Alexander Bennett, a book editor, lives with his wife and 18-month-old son in a three-bedroom house in Crawley. The family are comfortably off, but plan to move home next year and have at least three concerns about their finances.
The first issue is what to do about their mortgage when they move. By the time they get round to selling, their Nationwide Building Society two-year discounted variable rate mortgage deal will be coming to an end, so they would be able to move lender without penalty. They are likely to need to borrow more money to move, but should they stick with Nationwide or go elsewhere? One of the Nationwide mortgages is interest-only so this could be more complicated.
Alexander is also anxious that he may not be saving in the best way possible for his son. He used his Child Trust Fund vouchers to open an account with The Children's Mutual, with the money going into a fund run by Insight Investment.
He also contributes £100 a month to a Baillie Gifford savings scheme, which invests in the Edinburgh Worldwide Investment Trust. Is this a good strategy for the future?
Finally, there's the question of Alexander's pension planning. He'd like to retire with a pension of £30,000 to £40,000 in today's money, around two-thirds of his current pay.
We asked three independent financial advisers for their help: David Hollingworth, of London & Country Mortgages; Julie Hedge of Christie Scott's; and Danny Cox, of Hargreaves Lansdown.
Case notes: Alexander Bennett, 34, book editor, Crawley
Salary: £56,000 a year.
Property: home worth £500,000 with mortgage of around £250,000 outstanding.
Savings: Nationwide Building Society cash ISA worth £3,200, plus £2,000 in additional savings in Nationwide account. Child Trust Fund with Children's Mutual and savings plan with Baillie Gifford.
Pension: Member of money purchase pension scheme at work, with contributions from him and his employer totalling 12 per cent of pay.
Monthly spending: Around £2,000 on mortgage, bills and childcare. A further £520 on savings and pension. Around £500 on other costs.
David Hollingworth says the Bennetts should find out whether Nationwide can satisfy their borrowing requirements. If not, with no penalties to pay for changing lender, they have the freedom to seek out the best deal in the market.
Hollingworth explains that Alexander will still be able to split the mortgage between interest-only and repayment if he does switch lender. There is always a risk that the repayment vehicle - he can keep the Nationwide ISA - will fail to meet the target amount.
Hollingworth points out that if Alexander increases the interest-only element of the mortgage, he will need to reflect this in the investments he makes in the repayment vehicle.

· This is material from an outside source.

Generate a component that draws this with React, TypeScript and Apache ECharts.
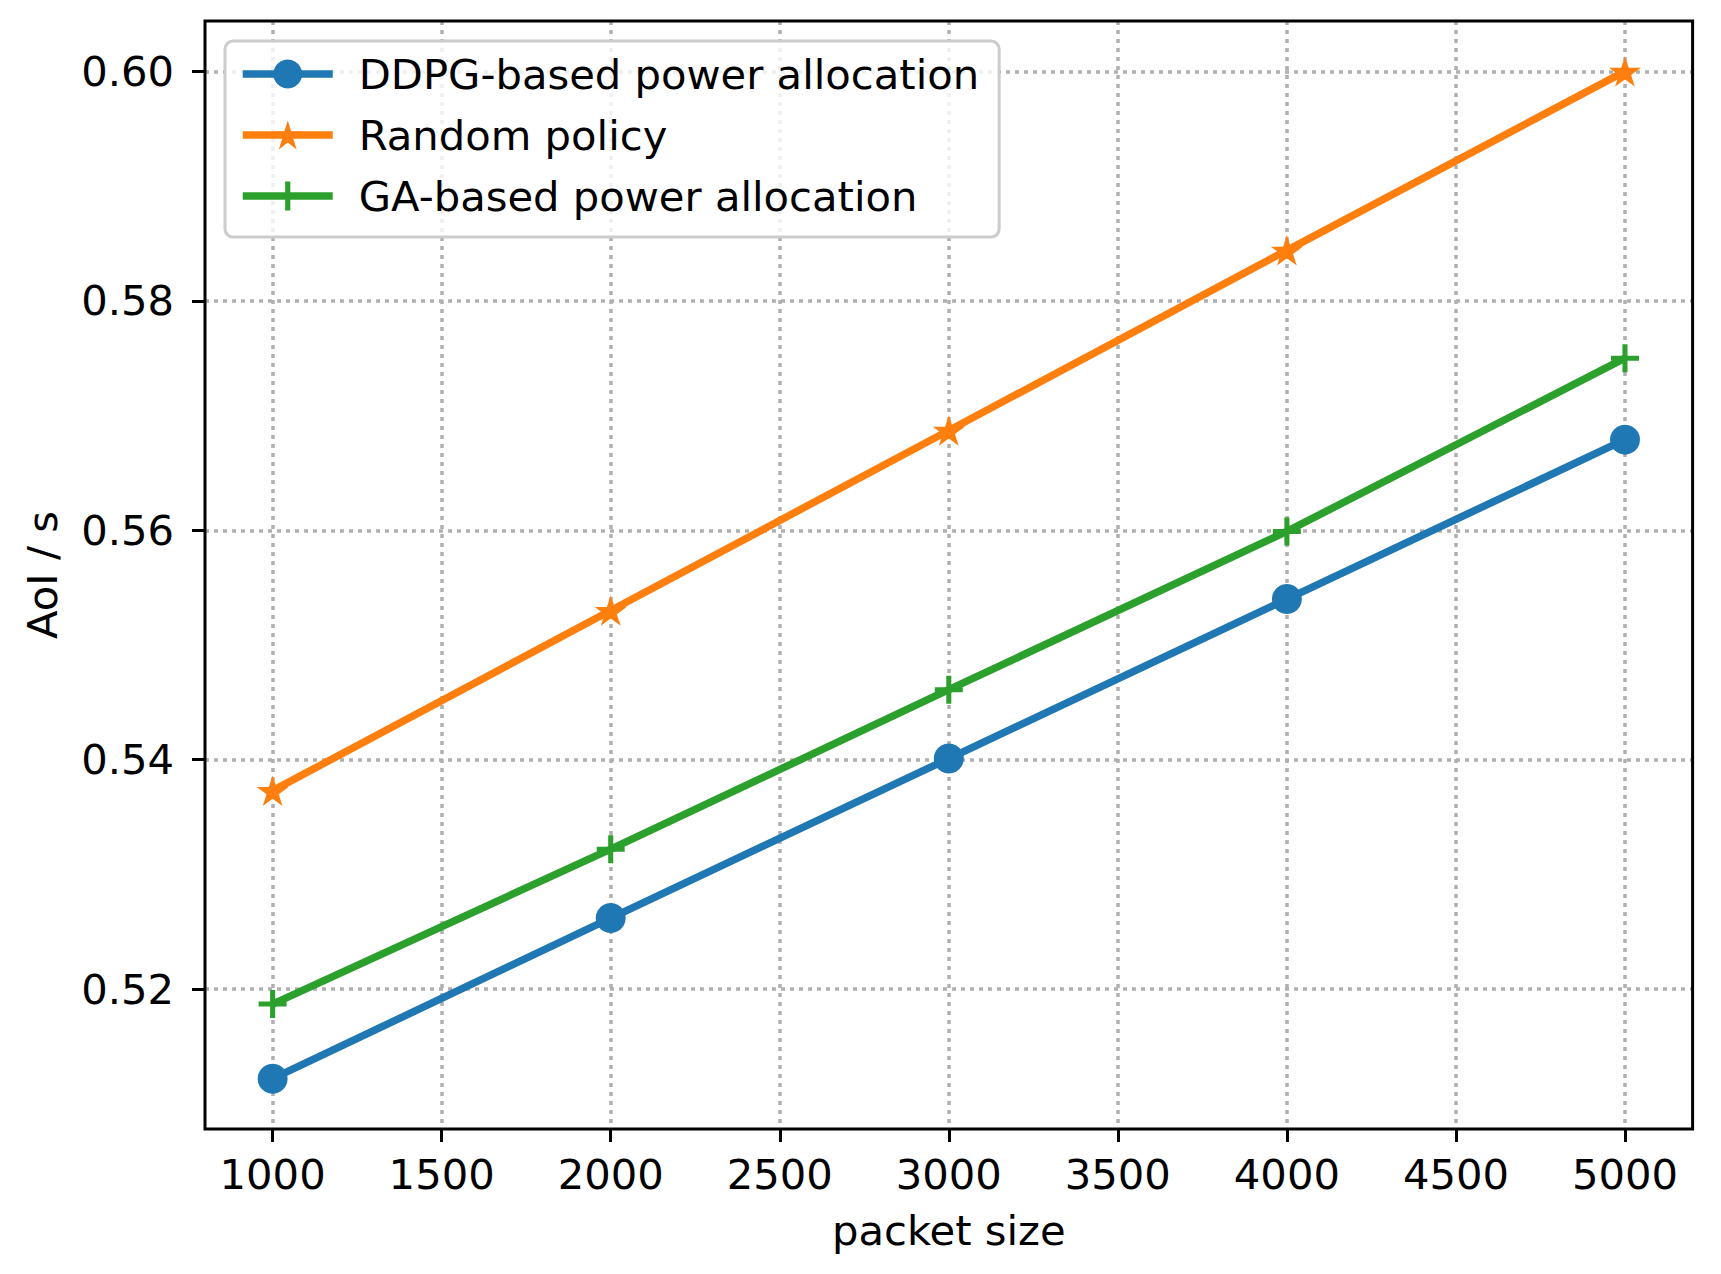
import React, { useEffect, useRef } from "react";
import * as echarts from "echarts";

const packetSizes = [1000, 2000, 3000, 4000, 5000];
const ddpgAoI = [0.5122, 0.5262, 0.5401, 0.554, 0.5679];
const randomAoI = [0.5373, 0.553, 0.5687, 0.5844, 0.6];
const gaAoI = [0.5187, 0.5322, 0.5461, 0.5599, 0.575];
const xTicks = [1000, 1500, 2000, 2500, 3000, 3500, 4000, 4500, 5000];
const yTicks = [0.52, 0.54, 0.56, 0.58, 0.6];
const seriesNames = [
  "DDPG-based power allocation",
  "Random policy",
  "GA-based power allocation",
];
const xTitle = "packet size";
const yTitle = "AoI / s";

const FONT = "DejaVu Sans";
const FS = 41.7;
const COLORS = ["#1f77b4", "#ff7f0e", "#2ca02c"];

const STAR =
  "path://M0,-100L-22.45,-30.9L-95.1,-30.9L-36.3,11.8L-58.8,80.9L0,38.2L58.8,80.9L36.3,11.8L95.1,-30.9L22.45,-30.9Z";
const PLUS =
  "path://M-18,-100L18,-100L18,-18L100,-18L100,18L18,18L18,100L-18,100L-18,18L-100,18L-100,-18L-18,-18Z";

export default function App() {
  const ref = useRef<HTMLDivElement>(null);

  useEffect(() => {
    if (!ref.current) return;
    const chart = echarts.init(ref.current, null, { renderer: "svg" });

    const allY = [...ddpgAoI, ...randomAoI, ...gaAoI];
    const yLo = Math.min(...allY);
    const yHi = Math.max(...allY);
    const yPad = (yHi - yLo) * 0.05;
    const xLo = Math.min(...packetSizes);
    const xHi = Math.max(...packetSizes);
    const xPad = (xHi - xLo) * 0.05;

    const tickStyle = { color: "#000", width: 3 };
    const gridLine = {
      show: true,
      lineStyle: { color: "#b0b0b0", width: 3.5, type: [4, 5] },
    };
    const labelStyle = {
      fontFamily: FONT,
      fontSize: FS,
      color: "#000",
    };

    const mk = (vals: number[]) => packetSizes.map((x, i) => [x, vals[i]]);

    const option: any = {
      animation: false,
      backgroundColor: "#ffffff",
      textStyle: { fontFamily: FONT },
      grid: {
        left: 205,
        top: 21,
        right: 28.4,
        bottom: 145,
        show: true,
        borderColor: "#000",
        borderWidth: 3,
        backgroundColor: "transparent",
        containLabel: false,
        outerBoundsMode: "none",
        z: 10,
      },
      legend: {
        show: true,
        orient: "vertical",
        left: 225,
        top: 41,
        data: seriesNames,
        itemWidth: 90,
        itemHeight: 36,
        itemGap: 19,
        padding: [12, 20, 20, 14],
        backgroundColor: "rgba(255,255,255,0.8)",
        borderColor: "#cccccc",
        borderWidth: 3,
        borderRadius: 8,
        selectedMode: false,
        lineStyle: { width: 7.5 },
        textStyle: {
          ...labelStyle,
          lineHeight: FS,
          padding: [0, 0, 0, 21],
        },
      },
      xAxis: {
        type: "value",
        min: xLo - xPad,
        max: xHi + xPad,
        minInterval: 500,
        maxInterval: 500,
        name: xTitle,
        nameLocation: "middle",
        nameGap: 80,
        nameTextStyle: { ...labelStyle },
        axisLine: { show: false },
        axisTick: {
          show: true,
          inside: false,
          length: 13,
          lineStyle: tickStyle,
          customValues: xTicks,
        },
        axisLabel: {
          ...labelStyle,
          show: true,
          margin: 24,
          customValues: xTicks,
          formatter: (v: number) => String(v),
        },
        splitLine: gridLine,
      },
      yAxis: {
        type: "value",
        min: yLo - yPad,
        max: yHi + yPad,
        minInterval: 0.02,
        maxInterval: 0.02,
        name: yTitle,
        nameLocation: "middle",
        nameGap: 142,
        nameRotate: 90,
        nameTextStyle: { ...labelStyle },
        axisLine: { show: false },
        axisTick: {
          show: true,
          inside: false,
          length: 13,
          lineStyle: tickStyle,
          customValues: yTicks,
        },
        axisLabel: {
          ...labelStyle,
          show: true,
          margin: 31,
          customValues: yTicks,
          formatter: (v: number) => v.toFixed(2),
        },
        splitLine: gridLine,
      },
      series: [
        {
          name: seriesNames[0],
          type: "line",
          data: mk(ddpgAoI),
          symbol: "circle",
          symbolSize: 30,
          showSymbol: true,
          lineStyle: { width: 7.5, color: COLORS[0] },
          itemStyle: { color: COLORS[0] },
        },
        {
          name: seriesNames[1],
          type: "line",
          data: mk(randomAoI),
          symbol: STAR,
          symbolKeepAspect: true,
          symbolSize: 32,
          showSymbol: true,
          lineStyle: { width: 7.5, color: COLORS[1] },
          itemStyle: { color: COLORS[1] },
        },
        {
          name: seriesNames[2],
          type: "line",
          data: mk(gaAoI),
          symbol: PLUS,
          symbolSize: 28,
          showSymbol: true,
          lineStyle: { width: 7.5, color: COLORS[2] },
          itemStyle: { color: COLORS[2] },
        },
      ],
    };

    chart.setOption(option);
    return () => chart.dispose();
  }, []);

  return (
    <div
      ref={ref}
      style={{
        position: "absolute",
        left: 0,
        top: 0,
        width: 1721,
        height: 1274,
        background: "#fff",
      }}
    />
  );
}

Alexander has made some decent choices so far in saving for his child, says Julie Hedge. The Child Trust Fund offers good tax advantages and he has rightly chosen to link the investments to the stock market rather than deposit funds. Over 16 years, any short-term dips in the markets should be overcome by longer-term upward growth. The Insight Fund is wholly invested in UK shares while the Baillie Gifford fund is a global equities vehicle. So, it's a good geographical spread, which will help to limit risk.
Danny Cox is curious that Alexander's target for a pension in retirement is £30,000 to £40,000 a year. At the top end, this is close to his current net income, but most people's retirement income requirements fall to between half and two-thirds of their working income, once mortgages have been repaid and children are no longer dependent.
Alexander is in a good employer's scheme with a total contribution of 12 per cent a year. He has previous pensions with two former employers to count on, but his current pension could provide £17,000 a year in today's terms at age 65.
Adding in the State Pension and the benefits of the State Second Pension, this should take his retirement income closer to his target. Additional contributions to pensions will qualify for 40 per cent tax relief, though repaying the mortgage and increasing his protection provision are higher priorities, Cox adds.